> THE TASK: Write out every line of the material as it stands, apart from the pictures.

[start SOURCE MATERIAL]

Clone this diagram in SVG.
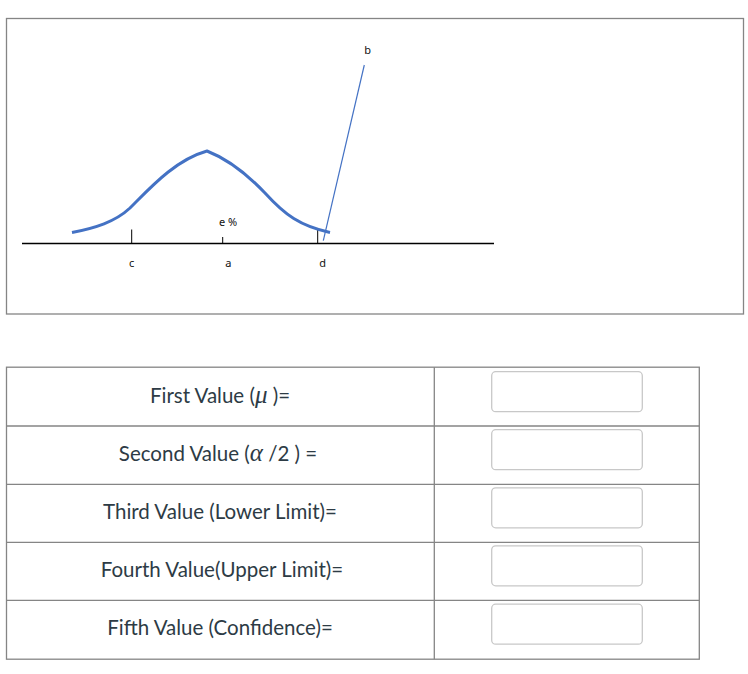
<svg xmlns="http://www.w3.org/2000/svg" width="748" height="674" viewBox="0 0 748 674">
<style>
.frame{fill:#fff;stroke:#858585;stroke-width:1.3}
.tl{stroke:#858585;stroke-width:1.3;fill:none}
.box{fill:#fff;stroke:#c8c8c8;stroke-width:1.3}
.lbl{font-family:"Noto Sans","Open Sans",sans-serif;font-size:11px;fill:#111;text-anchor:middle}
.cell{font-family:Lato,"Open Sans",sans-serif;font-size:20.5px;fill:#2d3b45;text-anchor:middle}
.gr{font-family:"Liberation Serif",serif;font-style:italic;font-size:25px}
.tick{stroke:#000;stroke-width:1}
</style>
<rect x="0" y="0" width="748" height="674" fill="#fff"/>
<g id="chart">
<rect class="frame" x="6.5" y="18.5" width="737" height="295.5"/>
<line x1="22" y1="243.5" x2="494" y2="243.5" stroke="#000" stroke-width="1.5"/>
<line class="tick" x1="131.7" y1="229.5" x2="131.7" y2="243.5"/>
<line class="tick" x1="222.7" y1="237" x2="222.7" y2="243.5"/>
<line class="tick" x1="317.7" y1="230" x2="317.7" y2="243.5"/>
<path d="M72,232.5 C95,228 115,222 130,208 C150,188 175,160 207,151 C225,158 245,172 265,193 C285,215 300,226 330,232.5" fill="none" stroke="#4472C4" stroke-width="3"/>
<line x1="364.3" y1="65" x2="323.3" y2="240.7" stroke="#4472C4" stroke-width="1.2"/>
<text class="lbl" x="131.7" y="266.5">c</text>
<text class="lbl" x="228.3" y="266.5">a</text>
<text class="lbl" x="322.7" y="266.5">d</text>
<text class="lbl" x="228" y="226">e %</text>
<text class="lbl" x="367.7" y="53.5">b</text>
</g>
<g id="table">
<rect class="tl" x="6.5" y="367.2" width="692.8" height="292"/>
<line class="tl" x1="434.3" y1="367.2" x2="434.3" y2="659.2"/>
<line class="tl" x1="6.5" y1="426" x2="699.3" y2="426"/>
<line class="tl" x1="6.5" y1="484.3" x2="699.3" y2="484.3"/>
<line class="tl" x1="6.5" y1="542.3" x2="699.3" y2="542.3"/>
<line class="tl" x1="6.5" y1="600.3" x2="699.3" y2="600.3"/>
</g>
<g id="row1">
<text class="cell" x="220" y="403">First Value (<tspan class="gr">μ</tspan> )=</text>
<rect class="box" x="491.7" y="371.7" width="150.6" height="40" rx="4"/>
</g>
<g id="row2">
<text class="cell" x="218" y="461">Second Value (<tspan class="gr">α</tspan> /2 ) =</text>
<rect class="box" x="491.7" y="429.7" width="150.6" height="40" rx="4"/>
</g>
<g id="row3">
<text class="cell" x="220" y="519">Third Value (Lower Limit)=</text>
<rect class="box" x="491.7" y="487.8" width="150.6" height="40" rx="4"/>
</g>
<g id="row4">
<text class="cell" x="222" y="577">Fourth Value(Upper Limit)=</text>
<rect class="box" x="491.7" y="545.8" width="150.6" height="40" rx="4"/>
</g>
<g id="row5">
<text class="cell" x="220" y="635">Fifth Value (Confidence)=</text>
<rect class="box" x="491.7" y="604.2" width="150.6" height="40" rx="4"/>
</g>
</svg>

[end SOURCE MATERIAL]

> SOLVED EXERCISE:
Clone this diagram in SVG.
<svg xmlns="http://www.w3.org/2000/svg" width="748" height="674" viewBox="0 0 748 674">
<style>
.frame{fill:#fff;stroke:#858585;stroke-width:1.3}
.tl{stroke:#858585;stroke-width:1.3;fill:none}
.box{fill:#fff;stroke:#c8c8c8;stroke-width:1.3}
.lbl{font-family:"Noto Sans","Open Sans",sans-serif;font-size:11px;fill:#111;text-anchor:middle}
.cell{font-family:Lato,"Open Sans",sans-serif;font-size:20.5px;fill:#2d3b45;text-anchor:middle}
.gr{font-family:"Liberation Serif",serif;font-style:italic;font-size:25px}
.tick{stroke:#000;stroke-width:1}
</style>
<rect x="0" y="0" width="748" height="674" fill="#fff"/>
<g id="chart">
<rect class="frame" x="6.5" y="18.5" width="737" height="295.5"/>
<line x1="22" y1="243.5" x2="494" y2="243.5" stroke="#000" stroke-width="1.5"/>
<line class="tick" x1="131.7" y1="229.5" x2="131.7" y2="243.5"/>
<line class="tick" x1="222.7" y1="237" x2="222.7" y2="243.5"/>
<line class="tick" x1="317.7" y1="230" x2="317.7" y2="243.5"/>
<path d="M72,232.5 C95,228 115,222 130,208 C150,188 175,160 207,151 C225,158 245,172 265,193 C285,215 300,226 330,232.5" fill="none" stroke="#4472C4" stroke-width="3"/>
<line x1="364.3" y1="65" x2="323.3" y2="240.7" stroke="#4472C4" stroke-width="1.2"/>
<text class="lbl" x="131.7" y="266.5">c</text>
<text class="lbl" x="228.3" y="266.5">a</text>
<text class="lbl" x="322.7" y="266.5">d</text>
<text class="lbl" x="228" y="226">e %</text>
<text class="lbl" x="367.7" y="53.5">b</text>
</g>
<g id="table">
<rect class="tl" x="6.5" y="367.2" width="692.8" height="292"/>
<line class="tl" x1="434.3" y1="367.2" x2="434.3" y2="659.2"/>
<line class="tl" x1="6.5" y1="426" x2="699.3" y2="426"/>
<line class="tl" x1="6.5" y1="484.3" x2="699.3" y2="484.3"/>
<line class="tl" x1="6.5" y1="542.3" x2="699.3" y2="542.3"/>
<line class="tl" x1="6.5" y1="600.3" x2="699.3" y2="600.3"/>
</g>
<g id="row1">
<text class="cell" x="220" y="403">First Value (<tspan class="gr">μ</tspan> )=</text>
<rect class="box" x="491.7" y="371.7" width="150.6" height="40" rx="4"/>
</g>
<g id="row2">
<text class="cell" x="218" y="461">Second Value (<tspan class="gr">α</tspan> /2 ) =</text>
<rect class="box" x="491.7" y="429.7" width="150.6" height="40" rx="4"/>
</g>
<g id="row3">
<text class="cell" x="220" y="519">Third Value (Lower Limit)=</text>
<rect class="box" x="491.7" y="487.8" width="150.6" height="40" rx="4"/>
</g>
<g id="row4">
<text class="cell" x="222" y="577">Fourth Value(Upper Limit)=</text>
<rect class="box" x="491.7" y="545.8" width="150.6" height="40" rx="4"/>
</g>
<g id="row5">
<text class="cell" x="220" y="635">Fifth Value (Confidence)=</text>
<rect class="box" x="491.7" y="604.2" width="150.6" height="40" rx="4"/>
</g>
</svg>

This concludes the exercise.